Dinner was a stale cheese sandwich, some flat black beans, and a ball of overcooked rice, which my body refused to digest. I made trips to that portable toilet on the floor, in the corner facing my cot, every ten to fifteen minutes. About two hours after the gruesome meal, a trustee of some sort, pushing a metal cart with squeaky wheels, came by. With a long-handled pole, she removed the scary pots from the cells and replaced them with empty ones. The stench from the body waste throughout the area was so profound, it made my eyes water and my nostrils burn.
The stiff blanket on my cot felt like it was moving across my body. I couldn’t have slept even if I had wanted to that night. I still couldn’t believe what was happening to me. What was even harder to believe was the fact that Leon had turned his back on me. But in all fairness to him, I had to ask myself how I would have reacted if he had been the one who’d been arrested for prostitution. I didn’t have to think about it too long or too hard. Leon was my husband, and despite his flaws, I loved him. If he had been arrested in any city in the world and called me for help, I would have done everything in my power to help him. Whether I’d have stayed with him after the fact was another story. But the bottom line was, I would never have done to Leon what he did to me. I was still sitting on the side of the cot when morning arrived, still wondering how Leon could have turned his back on me.
With the exception of the guards, I wasn’t too clear on who did what. I still didn’t know exactly what Debra Retner’s job was. I had not seen her since she had met with me the morning before. About an hour later, when she did return, escorted by two armed guards, I was glad to see her.

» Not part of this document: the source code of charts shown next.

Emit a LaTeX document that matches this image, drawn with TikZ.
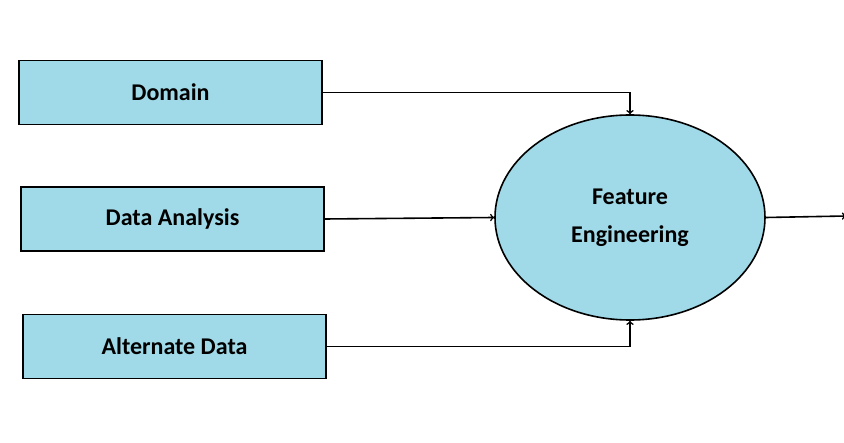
\documentclass[tikz,border=0pt]{standalone}
\usepackage{fontspec}
\setmainfont{Carlito}
\usetikzlibrary{arrows,positioning,shapes.geometric}
\definecolor{boxfill}{RGB}{160,218,232}
\begin{document}
\begin{tikzpicture}[x=1pt,y=-1pt,
  box/.style={draw,line width=1.6pt,fill=boxfill,minimum width=303pt,minimum height=64pt,
    font=\fontsize{24}{28}\selectfont\bfseries},
  blob/.style={draw,line width=1.6pt,fill=boxfill,ellipse,minimum width=270pt,minimum height=205pt,
    align=center,font=\fontsize{24}{38}\selectfont\bfseries},
  link/.style={->,>=to,line width=1.6pt}]
\useasboundingbox (0,0) rectangle (844,443);

\node[box] (domain) at (170.5,92.5) {Domain};
\node[box] (analysis) at (172.5,219) {Data Analysis};
\node[box] (alternate) at (174.5,346.5) {Alternate Data};
\node[blob] (feature) at (630,217.5) {Feature\\Engineering};
\coordinate (out) at (846,216);

%arrows
\draw[link] (domain.east) -| (feature.north);
\draw[link] (analysis.east) -- (feature.west);
\draw[link] (alternate.east) -| (feature.south);
\draw[link] (feature.east) -- (out);

\end{tikzpicture}
\end{document}
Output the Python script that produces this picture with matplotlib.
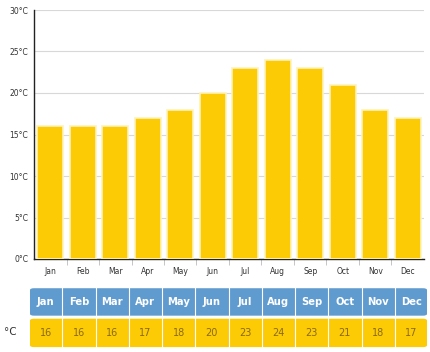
import matplotlib
matplotlib.use("Agg")
import matplotlib.pyplot as plt
from matplotlib.patches import FancyBboxPatch

months = ["Jan", "Feb", "Mar", "Apr", "May", "Jun", "Jul", "Aug", "Sep", "Oct", "Nov", "Dec"]
temps = [16, 16, 16, 17, 18, 20, 23, 24, 23, 21, 18, 17]
yticks = [0, 5, 10, 15, 20, 25, 30]
unit_label = "°C"

W, H = 430, 352
fig = plt.figure(figsize=(W / 100, H / 100), dpi=100)
plt.rcParams['font.family'] = ['DejaVu Sans']

bar_color = "#FCCB06"
blue = "#5F9BCF"

ax = fig.add_axes([34 / W, 1 - 259 / H, (424 - 34) / W, (259 - 10) / H])
x = list(range(len(months)))
ax.bar(x, temps, width=0.8, color=bar_color, edgecolor="#FFF2B8", linewidth=1.2, zorder=3)
ax.set_xlim(-0.5, len(months) - 0.5)
ax.set_ylim(0, 30)
ax.set_yticks(yticks)
ax.set_yticklabels([f"{v}{unit_label}" for v in yticks], fontsize=5.5, color="#333333")
ax.set_xticks(x)
ax.set_xticklabels(months, fontsize=5.5, color="#333333")
ax.tick_params(axis="y", length=0, pad=4)
ax.tick_params(axis="x", length=0, pad=6)
ax.set_xticks([i + 0.5 for i in x[:-1]], minor=True)
ax.tick_params(axis="x", which="minor", length=4, color="#bbbbbb", width=0.6)
ax.grid(axis="y", color="#d8d8d8", linewidth=0.8, zorder=0)
for s in ["top", "right"]:
    ax.spines[s].set_visible(False)
ax.spines["left"].set_color("#222222")
ax.spines["left"].set_linewidth(1.0)
ax.spines["bottom"].set_color("#222222")
ax.spines["bottom"].set_linewidth(1.0)

# table
tx0, tx1, ty0, ty1 = 29, 428, 287, 348
tax = fig.add_axes([tx0 / W, 1 - ty1 / H, (tx1 - tx0) / W, (ty1 - ty0) / H])
n = len(months)
tax.set_xlim(0, n)
tax.set_ylim(0, 2)
tax.axis("off")
tax.add_patch(FancyBboxPatch((0.03, 1.06), n - 0.06, 0.9, boxstyle="round,pad=0,rounding_size=0.12",
                             mutation_aspect=0.5, facecolor=blue, edgecolor="none"))
tax.add_patch(FancyBboxPatch((0.03, 0.03), n - 0.06, 0.93, boxstyle="round,pad=0,rounding_size=0.12",
                             mutation_aspect=0.5, facecolor=bar_color, edgecolor="none"))
for i in range(1, n):
    tax.plot([i, i], [0, 2], color="white", linewidth=0.8)
for i, (m, t) in enumerate(zip(months, temps)):
    tax.text(i + 0.5, 1.5, m, ha="center", va="center", fontsize=7.2, fontweight="bold", color="white")
    tax.text(i + 0.5, 0.5, str(t), ha="center", va="center", fontsize=7, color="#8a6a10")
fig.text(10 / W, 1 - 332 / H, unit_label, ha="center", va="center", fontsize=7.5, color="#333333")

fig.savefig("out.png", dpi=100)
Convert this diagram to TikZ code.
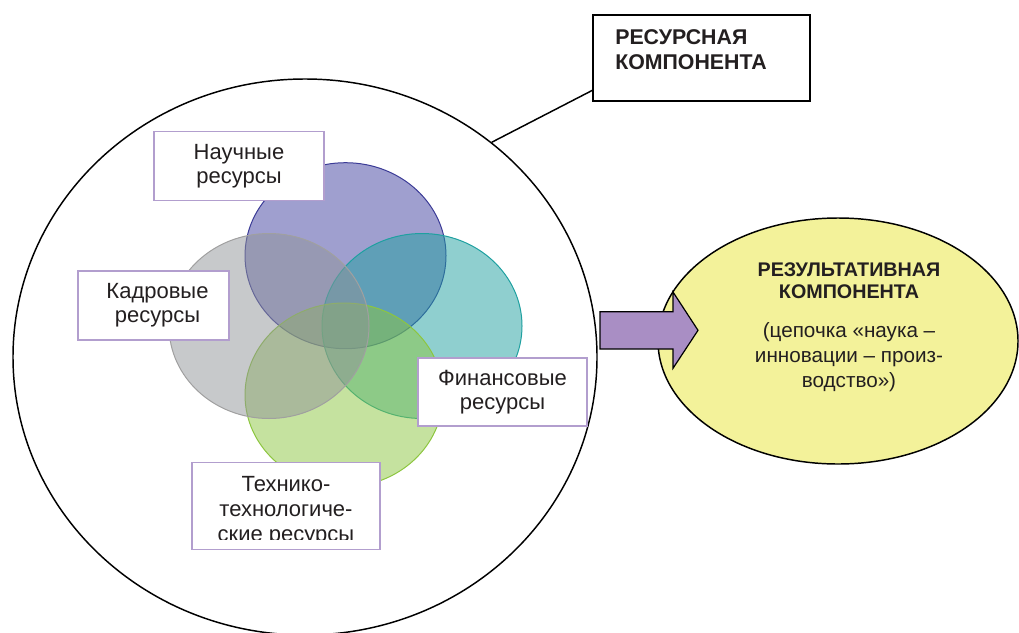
\documentclass[tikz,border=0pt]{standalone}
\usepackage{fontspec}
\setmainfont{Liberation Sans}
\usetikzlibrary{shapes.geometric}
\definecolor{lav}{RGB}{178,158,206}
\definecolor{txt}{RGB}{35,31,32}
\definecolor{arrowc}{RGB}{169,142,196}
\definecolor{yel}{RGB}{243,242,154}
\definecolor{vpurple}{RGB}{64,64,160}
\definecolor{vpurpleb}{RGB}{59,59,150}
\definecolor{vgray}{RGB}{144,147,152}
\definecolor{vgrayb}{RGB}{160,160,160}
\definecolor{vteal}{RGB}{32,160,160}
\definecolor{vtealb}{RGB}{31,160,160}
\definecolor{vgreen}{RGB}{140,197,64}
\definecolor{vgreenb}{RGB}{141,198,63}
\begin{document}
\begin{tikzpicture}[x=0.75pt,y=-0.75pt,
  lbl/.style={draw=lav, line width=1.2pt, fill=white, align=center, inner sep=0pt,
              font=\fontsize{16.5}{18}\selectfont, text=txt},
  venn/.style={ellipse, inner sep=0pt, fill opacity=0.5, line width=0.75pt},
  outline/.style={line width=1.1pt, draw=black}
]
\useasboundingbox (0,0) rectangle (1019,632);
\clip (0,0) rectangle (1019,632);

% big resource circle
\node[ellipse, outline, minimum width=438pt, minimum height=417pt, inner sep=0pt] (res) at (305,357) {};

% Venn circles
\node[venn, fill=vpurple, draw=vpurpleb, minimum width=150.75pt, minimum height=139.5pt] (cp) at (345.5,255.7) {};
\node[venn, fill=vteal, draw=vtealb, minimum width=150pt, minimum height=138.75pt] (ct) at (422,326) {};
\node[venn, fill=vgreen, draw=vgreenb, minimum width=148.5pt, minimum height=138pt] (cg) at (344,395) {};
\node[venn, fill=vgray, draw=vgrayb, minimum width=150pt, minimum height=138.75pt] (ck) at (269,326) {};

% labels
\node[lbl, minimum width=127.5pt, minimum height=51.75pt] (sci) at (239,166) {Научные\\ресурсы};
\node[lbl, minimum width=113.25pt, minimum height=52.1pt] (kadr) at (153.5,305.5) {\hspace*{6pt}Кадровые\\\hspace*{6pt}ресурсы};
\node[lbl, minimum width=126.75pt, minimum height=51.4pt] (fin) at (502.5,392) {Финансовые\\ресурсы};
\node[lbl, minimum width=141pt, minimum height=65.25pt] (tech) at (285.8,506) {};
\begin{scope}
  \clip (191,462) rectangle (380,539.5);
  \node[align=center, anchor=north, inner sep=0pt, text=txt,
        font=\fontsize{16.5}{18.8}\selectfont] (techtxt) at (286,476)
        {Технико-\\технологиче-\\ские ресурсы};
\end{scope}

% title box and connector
\node[outline, minimum width=162.75pt, minimum height=64.5pt, inner sep=0pt] (title) at (701.5,58) {};
\node[anchor=north west, align=left, inner sep=0pt, text=txt,
      font=\fontsize{16}{18.75}\bfseries\selectfont] (titletxt) at (615,29.7)
      {РЕСУРСНАЯ\\КОМПОНЕНТА};
\coordinate (tlend) at (593,90);
\draw[line width=1.1pt] (res.49) -- (tlend);

% result ellipse
\node[ellipse, outline, fill=yel, minimum width=270pt, minimum height=184.5pt, inner sep=0pt] (result) at (838,341) {};
\node[anchor=north, align=center, inner sep=0pt, text=txt,
      font=\fontsize{14.8}{16}\bfseries\selectfont] (rtitle) at (849,262.9)
      {РЕЗУЛЬТАТИВНАЯ\\КОМПОНЕНТА};
\node[anchor=north, align=center, inner sep=0pt, text=txt,
      font=\fontsize{15.5}{19}\selectfont] (rtext) at (849,322)
      {(цепочка «наука –\\инновации – произ-\\водство»)};

% block arrow
\draw[fill=arrowc, line width=0.9pt, line join=miter]
  (600,311.7) -- (673,311.7) -- (673,292) -- (698,330.3) -- (673,368.3)
  -- (673,349) -- (600,349) -- cycle;
\end{tikzpicture}
\end{document}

“What happens now?” I asked, stumbling out of my cell. I didn’t realize how exhausted I was until I bumped into her, almost causing us both to fall to the hard floor. Both of the guards drew their weapons and gave me their most threatening looks. My immediate response was to raise my hands high above my head. Debra held up her hand and spoke to the guards in Spanish. I was too muddled to try and interpret, but the guards put their weapons away and fell in behind Debra and me as we made our way down the grim hall.
“I’ve got to get out of this place,” I whimpered, clutching Debra’s arm. “You’ve got to get me out of here. If I have to go to jail, can’t they deport me and send me to a jail in America? Don’t foreign countries do that anymore?”
“Some do,” Debra said in a hopeful whisper.
“I’m going crazy. You’ve got to help me get out of here,” I insisted, wringing my limp hands. Not only had the harsh shower reduced my hair to a frazzle, it had also made my skin so dry and ashy that rashes had already formed on various parts of my body.
“I can’t promise you that, but I can promise that I will do everything in my power to make your experience as painless as possible,” Debra said, giving me an affectionate pat on the back.